Okay - you guys who are writing inmates because you like rough trade or you have serious self esteem issues. They are going to mess with you. They will manipulate you. Imagine being locked in a room where you can see the key just out of reach. You spend hours trying to bend a clothes hanger in the right shape, tied to to an umbrella to hook the key just right so.....You have nothing else to do. The only way you can get *anything* is to manipulate the outside world, so you bend people like you would bend a clothes hanger trying to open your car door or what not.

That's not to say that there is not real emotion there. Prison is hard. You hide your feelings, even from yourself, cause they are all you have and they are so fragile. If wabi-sabi (look it up on Wikipedia, I'm not allowed to post links yet) is what you want, bittersweet longing and the Cowboy Junkies playing in the background, rock on. But happy endings? Not often.

If some guy had written to me when I was going through all that, everything all balled up inside and trying to be somebody else just to survive, it would have been the light and hope of my life. But then again, I hated the guys running mail scams. And I can't see why anyone I didn't already know would want to write me. My bunkmate's wife's girlfriend did write me a few times, but it was creepy (she wanted phonesex).
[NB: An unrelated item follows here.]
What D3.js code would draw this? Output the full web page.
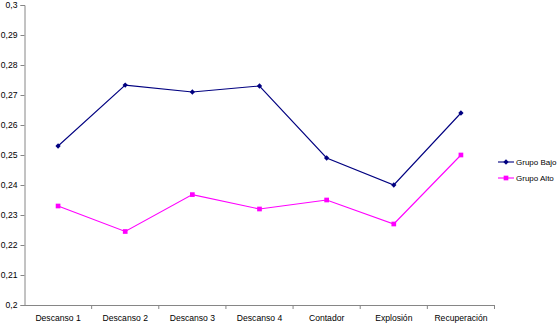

So, what I'm saying is, there are gay men worth writing to in prison, but I'm not sure how you're going to get in touch with them. Examine your motivations for wanting such a thing, and your expectations, very carefully before beginning. May the force be with you, 'cause if you succeed, it'll be a powerful good thing, but the risks you are taking are not inconsiderable.
A refreshing first-hand point of view. As long as you are being up front about it ; question, if someone had written to you and you became frinds or more, would you have dummped him once you got out? Would just having someone out there who cared enough to send encouragement made your stay more bearable?

I have an MWI who has become very dear to me. I know the risks and hope for the best. A relationship with a man on the inside ---high security--was the last thing I was looking for, but now I treasure him. If it blows up in the end, it will of course hurt, but at least I hope to be able to say, I helped a man find some hope for the future.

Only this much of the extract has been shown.